For this joint Argentine/Spanish production, Campanella returned from the United States, where he had directed episodes of the television series House and Law & Order: Special Victims Unit, to film The Secret in Their Eyes. It marked his fourth collaboration with actor-friend Ricardo Darín, who had previously starred in all three of Campanella's Argentine-produced films in the lead role. Frequent collaborator Eduardo Blanco, however, is not featured in the movie; the part of Darín's character's friend is played instead by comedian Guillermo Francella.

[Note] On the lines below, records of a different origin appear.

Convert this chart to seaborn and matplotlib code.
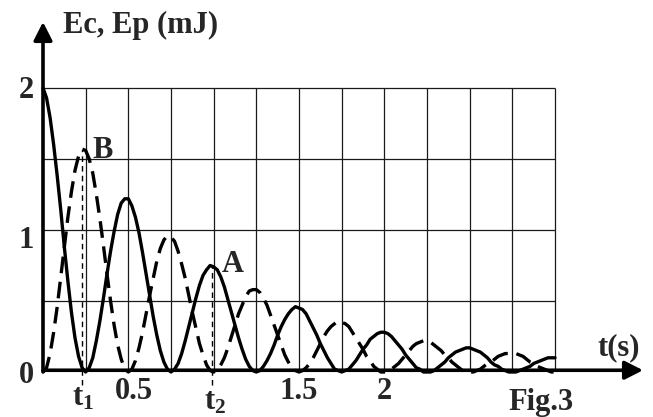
import numpy as np
import matplotlib
matplotlib.use("Agg")
import matplotlib.pyplot as plt
import seaborn as sns

# ---- data ----
t = np.linspace(0, 3, 145)  # time samples (s), step 1/48 s
ep_values = [
    2.00, 1.93, 1.79, 1.60, 1.38, 1.14, 0.88, 0.64, 0.42, 0.24, 0.11, 0.03,
    0.00, 0.03, 0.10, 0.22, 0.36, 0.52, 0.69, 0.85, 0.99, 1.11, 1.19, 1.22,
    1.22, 1.17, 1.09, 0.98, 0.84, 0.69, 0.54, 0.39, 0.26, 0.15, 0.07, 0.02,
    0.00, 0.02, 0.06, 0.13, 0.22, 0.32, 0.42, 0.52, 0.61, 0.68, 0.72, 0.75,
    0.74, 0.72, 0.67, 0.60, 0.51, 0.42, 0.33, 0.24, 0.16, 0.09, 0.04, 0.01,
    0.00, 0.01, 0.04, 0.08, 0.13, 0.19, 0.26, 0.32, 0.37, 0.41, 0.44, 0.46,
    0.45, 0.44, 0.41, 0.36, 0.31, 0.26, 0.20, 0.15, 0.10, 0.06, 0.02, 0.01,
    0.00, 0.01, 0.02, 0.05, 0.08, 0.12, 0.16, 0.19, 0.23, 0.25, 0.27, 0.28,
    0.28, 0.27, 0.25, 0.22, 0.19, 0.16, 0.12, 0.09, 0.06, 0.03, 0.02, 0.00,
    0.00, 0.00, 0.01, 0.03, 0.05, 0.07, 0.10, 0.12, 0.14, 0.15, 0.16, 0.17,
    0.17, 0.16, 0.15, 0.14, 0.12, 0.10, 0.07, 0.05, 0.04, 0.02, 0.01, 0.00,
    0.00, 0.00, 0.01, 0.02, 0.03, 0.04, 0.06, 0.07, 0.08, 0.09, 0.10, 0.10,
    0.10]
ec_values = [
    0.00, 0.03, 0.13, 0.28, 0.46, 0.67, 0.88, 1.09, 1.27, 1.42, 1.52, 1.57,
    1.56, 1.50, 1.40, 1.25, 1.08, 0.89, 0.69, 0.50, 0.33, 0.19, 0.09, 0.02,
    0.00, 0.02, 0.08, 0.17, 0.28, 0.41, 0.54, 0.66, 0.78, 0.87, 0.93, 0.96,
    0.95, 0.92, 0.85, 0.76, 0.66, 0.54, 0.42, 0.31, 0.20, 0.12, 0.05, 0.01,
    0.00, 0.01, 0.05, 0.10, 0.17, 0.25, 0.33, 0.41, 0.47, 0.53, 0.57, 0.58,
    0.58, 0.56, 0.52, 0.47, 0.40, 0.33, 0.26, 0.19, 0.12, 0.07, 0.03, 0.01,
    0.00, 0.01, 0.03, 0.06, 0.10, 0.15, 0.20, 0.25, 0.29, 0.32, 0.34, 0.36,
    0.35, 0.34, 0.32, 0.28, 0.24, 0.20, 0.16, 0.11, 0.08, 0.04, 0.02, 0.00,
    0.00, 0.00, 0.02, 0.04, 0.06, 0.09, 0.12, 0.15, 0.18, 0.20, 0.21, 0.22,
    0.22, 0.21, 0.19, 0.17, 0.15, 0.12, 0.10, 0.07, 0.05, 0.03, 0.01, 0.00,
    0.00, 0.00, 0.01, 0.02, 0.04, 0.06, 0.07, 0.09, 0.11, 0.12, 0.13, 0.13,
    0.13, 0.13, 0.12, 0.11, 0.09, 0.07, 0.06, 0.04, 0.03, 0.02, 0.01, 0.00,
    0.00]
grid_x = [0.25, 0.5, 0.75, 1.0, 1.25, 1.5, 1.75, 2.0, 2.25, 2.5, 2.75, 3.0]
grid_y = [0.5, 1.0, 1.5, 2.0]
ytick_labels = ["2", "1", "0"]
xtick_vals = [0.535, 1.5, 2.0]
xtick_labels = ["0.5", "1.5", "2"]
t1, t2 = 0.229, 0.99
t1_top, t2_top = 1.56, 0.75

# ---- style ----
sns.set_style("white")
plt.rcParams["font.family"] = ["Liberation Serif", "DejaVu Serif"]
plt.rcParams["mathtext.fontset"] = "custom"
plt.rcParams["mathtext.rm"] = "Liberation Serif:bold"
plt.rcParams["mathtext.it"] = "Liberation Serif:bold"
plt.rcParams["mathtext.bf"] = "Liberation Serif:bold"

W, H = 653, 417
FS = 22
fig = plt.figure(figsize=(W / 100, H / 100), dpi=100)
fig.patch.set_facecolor("white")
ax = fig.add_axes([43 / W, 1 - 372 / H, 600 / W, 350 / H])
ax.set_xlim(0, 600 / 170.67)
ax.set_ylim(0, 350 / 142)
for s in ax.spines.values():
    s.set_visible(False)
ax.set_xticks([])
ax.set_yticks([])

# grid
ax.vlines(grid_x, 0, 2.0, color="#1a1a1a", lw=0.9, zorder=1)
ax.hlines(grid_y, 0, 3.0, color="#1a1a1a", lw=0.9, zorder=1)

# curves
sns.lineplot(x=t, y=ep_values, ax=ax, color="black", lw=2.4, zorder=3,
             clip_on=False)
sns.lineplot(x=t, y=ec_values, ax=ax, color="black", lw=2.4, zorder=3,
             linestyle=(0, (5, 2.6)), clip_on=False)

# t1 / t2 dashed markers
ax.vlines([t1], -0.09, t1_top, color="black", lw=1.0, linestyles=(0, (4, 3)),
          clip_on=False, zorder=2)
ax.vlines([t2], -0.09, t2_top, color="black", lw=1.0, linestyles=(0, (4, 3)),
          clip_on=False, zorder=2)

# axes arrows
arrow = dict(arrowstyle="-|>,head_length=0.55,head_width=0.28", lw=2.6,
             color="black", mutation_scale=20, shrinkA=0, shrinkB=0)
ax.annotate("", xy=(1, 0.005), xytext=(0, 0.005), xycoords="axes fraction",
            arrowprops=arrow, annotation_clip=False)
ax.annotate("", xy=(0, 1), xytext=(0, 0), xycoords="axes fraction",
            arrowprops=arrow, annotation_clip=False)


def ptext(x, y, s, **kw):
    fig.text(x / W, 1 - y / H, s, fontsize=kw.pop("fontsize", FS),
             fontweight="bold", **kw)


ptext(63, 33, "Ec, Ep (mJ)", ha="left", va="baseline")
for lab, yb in zip(ytick_labels, [98, 248, 383]):
    ptext(26, yb, lab, ha="center", va="baseline")
for v, lab in zip(xtick_vals, xtick_labels):
    ptext(43 + v * 170.67, 399, lab, ha="center", va="baseline")
ptext(83, 405, r"$\mathrm{t}_{1}$", ha="center", va="baseline")
ptext(215, 410, r"$\mathrm{t}_{2}$", ha="center", va="baseline")
ptext(597, 355, "t(s)", ha="left", va="baseline")
ptext(508, 410, "Fig.3", ha="left", va="baseline")
ptext(92, 158, "B", ha="left", va="baseline")
ptext(222, 272, "A", ha="left", va="baseline")

fig.savefig("out.png", dpi=100)
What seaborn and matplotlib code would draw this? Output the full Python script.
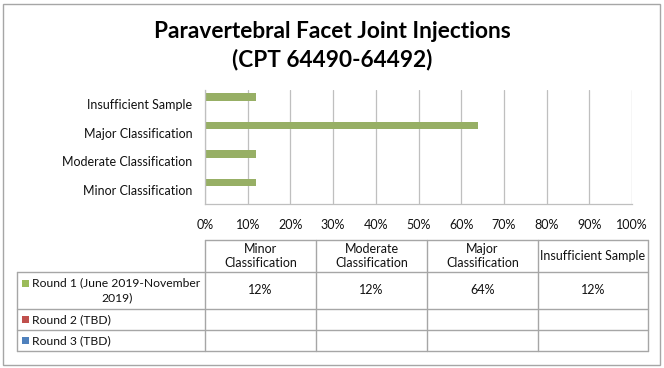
import pandas as pd
import numpy as np
import matplotlib
matplotlib.use("Agg")
import matplotlib.pyplot as plt
from matplotlib.patches import Rectangle
import seaborn as sns

# Data
categories = ["Minor Classification", "Moderate Classification",
              "Major Classification", "Insufficient Sample"]
table_headers = ["Minor\nClassification", "Moderate\nClassification",
                 "Major\nClassification", "Insufficient Sample"]
series = ["Round 1 (June 2019-November 2019)", "Round 2 (TBD)", "Round 3 (TBD)"]
round1 = [12, 12, 64, 12]
round2 = [np.nan] * 4   # TBD
round3 = [np.nan] * 4   # TBD
colors = ["#9BBB59", "#C0504D", "#4F81BD"]
x_ticks = list(range(0, 101, 10))

sns.set_style("white")
plt.rcParams["font.family"] = ["Lato", "DejaVu Sans"]

rows = []
for name, vals in zip(series, [round1, round2, round3]):
    for cat, v in zip(categories, vals):
        rows.append({"Category": cat, "Series": name, "Value": v})
df = pd.DataFrame(rows)

W, H = 664, 368
fig = plt.figure(figsize=(W / 100, H / 100), dpi=100)
txt_c = "#111111"

# background axes in pixel coords for the frame, title and table
bg = fig.add_axes([0, 0, 1, 1])
bg.set_xlim(0, W)
bg.set_ylim(H, 0)
bg.axis("off")
line_c = "#A6A6A6"
bg.add_patch(Rectangle((3, 4), 657, 361, fill=False, ec=line_c, lw=1))

bg.text(332, 31, "Paravertebral Facet Joint Injections", ha="center", va="center",
        fontsize=16.3, fontweight="bold", color="black")
bg.text(332, 60, "(CPT 64490-64492)", ha="center", va="center",
        fontsize=16.3, fontweight="bold", color="black")

# bar chart
left, right, top, bottom = 205, 632, 90, 204
ax = fig.add_axes([left / W, 1 - bottom / H, (right - left) / W, (bottom - top) / H])
order = categories[::-1]
sns.barplot(data=df, x="Value", y="Category", hue="Series", order=order,
            hue_order=series, palette=colors, orient="h", width=0.77,
            ax=ax, legend=False, linewidth=0, errorbar=None)
ax.set_xlim(0, 100)
ax.set_xticks(x_ticks)
ax.set_xticklabels([f"{t}%" for t in x_ticks], fontsize=9, color=txt_c)
ax.tick_params(axis="y", labelsize=9, labelcolor=txt_c, length=0, pad=9)
ax.tick_params(axis="x", length=0, pad=11)
ax.grid(axis="x", color="#BFBFBF", lw=0.9)
ax.set_axisbelow(True)
ax.set_xlabel("")
ax.set_ylabel("")
for s in ["top", "right"]:
    ax.spines[s].set_visible(False)
for s in ["left", "bottom"]:
    ax.spines[s].set_color("#BFBFBF")
    ax.spines[s].set_linewidth(0.9)

# data table
col_x = [205, 316, 427, 538, 648]
row_y = [240, 272, 309, 330, 351]
tab_left = 17
bg.plot([col_x[0], col_x[-1]], [row_y[0], row_y[0]], color=line_c, lw=1)
for y in row_y[1:]:
    bg.plot([tab_left, col_x[-1]], [y, y], color=line_c, lw=1)
for x in col_x:
    bg.plot([x, x], [row_y[0], row_y[-1]], color=line_c, lw=1)
bg.plot([tab_left, tab_left], [row_y[1], row_y[-1]], color=line_c, lw=1)

for i, hdr in enumerate(table_headers):
    cx = (col_x[i] + col_x[i + 1]) / 2
    bg.text(cx, (row_y[0] + row_y[1]) / 2, hdr, ha="center", va="center",
            fontsize=9, linespacing=1.15, color=txt_c)

for r, (name, vals, c) in enumerate(zip(series, [round1, round2, round3], colors)):
    y0, y1 = row_y[r + 1], row_y[r + 2]
    if r == 0:
        ym = y0 + 11
        bg.add_patch(Rectangle((22, ym - 3.5), 7, 7, color=c, lw=0))
        bg.text(32, ym, "Round 1 (June 2019-November", ha="left", va="center",
                fontsize=8.7, color=txt_c)
        bg.text(117, ym + 15, "2019)", ha="center", va="center",
                fontsize=8.7, color=txt_c)
    else:
        ym = (y0 + y1) / 2
        bg.add_patch(Rectangle((22, ym - 3.5), 7, 7, color=c, lw=0))
        bg.text(32, ym, name, ha="left", va="center", fontsize=8.7, color=txt_c)
    for i, v in enumerate(vals):
        if not np.isnan(v):
            cx = (col_x[i] + col_x[i + 1]) / 2
            bg.text(cx, (y0 + y1) / 2, f"{v:.0f}%", ha="center", va="center",
                    fontsize=9, color=txt_c)

fig.savefig("out.png", dpi=100)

In addition to presenting the appropriate ambiance for Argentina in the mid-1970s, it features a formidable technical achievement in creating a continuous five-minute-long shot (designed by visual effects supervisor Rodrigo S. Tomasso), that encompasses an entire stadium during a live football match. From a standard aerial overview we approach the stadium, dive in, cross the field between the players mid-match and find the protagonist in the crowd, then take a circular move around him and follow him as he shuffles through the stands until he finds the suspect, continuing with a feverish stop-and-go chase on foot through the murky rooms and corridors beneath the stands, finally ending under the lights in the middle of the pitch. The scene was filmed in the stadium of football club Huracán, and took three months of pre-production, three days of shooting and nine months of post-production. Two hundred extras took part in the shooting, and visual effects created a fully packed stadium with nearly fifty thousand fans.
The Secret in Their Eyes received very positive reviews from critics, not only in Argentina, but also abroad. It holds a 91% approval rating at Rotten Tomatoes, based on 136 reviews, and an average rating of 7.6/10. The website's critical consensus is: "Unpredictable and rich with symbolism, this Argentine murder mystery lives up to its Oscar with an engrossing plot, Juan Jose Campanella's assured direction, and mesmerizing performances from its cast." On the website Metacritic it holds a score of 80 out of 100, based on 36 critical reviews, indicating "generally favorable reviews".